» PROBLEM DESCRIPTION
Copy out every line exactly, passing over the pictures.

....................

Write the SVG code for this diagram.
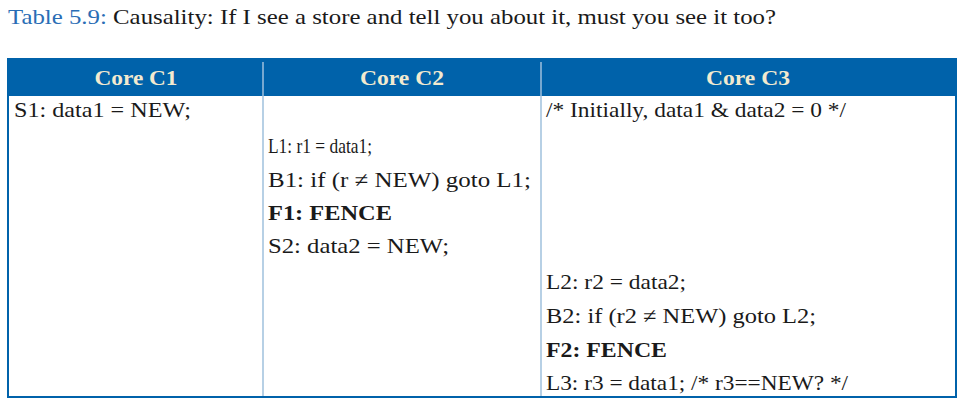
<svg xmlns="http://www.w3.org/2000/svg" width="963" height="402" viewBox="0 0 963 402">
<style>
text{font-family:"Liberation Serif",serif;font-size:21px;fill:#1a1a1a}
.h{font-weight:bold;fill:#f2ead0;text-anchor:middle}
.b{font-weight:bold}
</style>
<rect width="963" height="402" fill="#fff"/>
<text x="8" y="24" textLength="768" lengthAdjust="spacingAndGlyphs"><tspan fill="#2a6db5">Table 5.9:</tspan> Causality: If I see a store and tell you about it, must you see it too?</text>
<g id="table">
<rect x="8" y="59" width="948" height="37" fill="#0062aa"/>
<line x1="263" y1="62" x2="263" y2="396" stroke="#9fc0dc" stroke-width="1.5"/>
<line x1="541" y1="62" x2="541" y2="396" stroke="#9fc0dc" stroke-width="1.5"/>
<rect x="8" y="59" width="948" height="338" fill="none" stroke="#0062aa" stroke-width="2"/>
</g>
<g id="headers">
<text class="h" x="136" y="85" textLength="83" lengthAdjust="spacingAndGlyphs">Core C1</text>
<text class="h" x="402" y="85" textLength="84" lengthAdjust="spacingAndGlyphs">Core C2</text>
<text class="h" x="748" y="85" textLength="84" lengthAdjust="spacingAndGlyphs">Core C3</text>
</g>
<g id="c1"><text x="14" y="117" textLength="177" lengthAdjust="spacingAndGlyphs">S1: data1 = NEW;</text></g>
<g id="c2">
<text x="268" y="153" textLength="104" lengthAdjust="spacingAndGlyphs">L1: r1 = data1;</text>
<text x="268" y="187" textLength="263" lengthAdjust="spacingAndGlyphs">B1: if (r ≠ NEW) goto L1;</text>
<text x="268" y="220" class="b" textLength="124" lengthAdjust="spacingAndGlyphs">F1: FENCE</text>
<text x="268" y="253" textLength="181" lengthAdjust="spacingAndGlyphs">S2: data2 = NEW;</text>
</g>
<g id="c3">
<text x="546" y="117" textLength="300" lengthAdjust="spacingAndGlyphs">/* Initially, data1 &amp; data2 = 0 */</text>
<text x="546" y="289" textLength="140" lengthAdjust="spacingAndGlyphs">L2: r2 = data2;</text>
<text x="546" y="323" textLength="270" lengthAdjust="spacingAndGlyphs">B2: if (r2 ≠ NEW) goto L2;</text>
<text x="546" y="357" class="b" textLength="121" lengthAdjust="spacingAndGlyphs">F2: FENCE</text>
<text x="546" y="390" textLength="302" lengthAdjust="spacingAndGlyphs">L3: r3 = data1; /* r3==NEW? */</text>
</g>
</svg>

....................

» SOLUTION FOR THIS EXERCISE
Write the SVG code for this diagram.
<svg xmlns="http://www.w3.org/2000/svg" width="963" height="402" viewBox="0 0 963 402">
<style>
text{font-family:"Liberation Serif",serif;font-size:21px;fill:#1a1a1a}
.h{font-weight:bold;fill:#f2ead0;text-anchor:middle}
.b{font-weight:bold}
</style>
<rect width="963" height="402" fill="#fff"/>
<text x="8" y="24" textLength="768" lengthAdjust="spacingAndGlyphs"><tspan fill="#2a6db5">Table 5.9:</tspan> Causality: If I see a store and tell you about it, must you see it too?</text>
<g id="table">
<rect x="8" y="59" width="948" height="37" fill="#0062aa"/>
<line x1="263" y1="62" x2="263" y2="396" stroke="#9fc0dc" stroke-width="1.5"/>
<line x1="541" y1="62" x2="541" y2="396" stroke="#9fc0dc" stroke-width="1.5"/>
<rect x="8" y="59" width="948" height="338" fill="none" stroke="#0062aa" stroke-width="2"/>
</g>
<g id="headers">
<text class="h" x="136" y="85" textLength="83" lengthAdjust="spacingAndGlyphs">Core C1</text>
<text class="h" x="402" y="85" textLength="84" lengthAdjust="spacingAndGlyphs">Core C2</text>
<text class="h" x="748" y="85" textLength="84" lengthAdjust="spacingAndGlyphs">Core C3</text>
</g>
<g id="c1"><text x="14" y="117" textLength="177" lengthAdjust="spacingAndGlyphs">S1: data1 = NEW;</text></g>
<g id="c2">
<text x="268" y="153" textLength="104" lengthAdjust="spacingAndGlyphs">L1: r1 = data1;</text>
<text x="268" y="187" textLength="263" lengthAdjust="spacingAndGlyphs">B1: if (r ≠ NEW) goto L1;</text>
<text x="268" y="220" class="b" textLength="124" lengthAdjust="spacingAndGlyphs">F1: FENCE</text>
<text x="268" y="253" textLength="181" lengthAdjust="spacingAndGlyphs">S2: data2 = NEW;</text>
</g>
<g id="c3">
<text x="546" y="117" textLength="300" lengthAdjust="spacingAndGlyphs">/* Initially, data1 &amp; data2 = 0 */</text>
<text x="546" y="289" textLength="140" lengthAdjust="spacingAndGlyphs">L2: r2 = data2;</text>
<text x="546" y="323" textLength="270" lengthAdjust="spacingAndGlyphs">B2: if (r2 ≠ NEW) goto L2;</text>
<text x="546" y="357" class="b" textLength="121" lengthAdjust="spacingAndGlyphs">F2: FENCE</text>
<text x="546" y="390" textLength="302" lengthAdjust="spacingAndGlyphs">L3: r3 = data1; /* r3==NEW? */</text>
</g>
</svg>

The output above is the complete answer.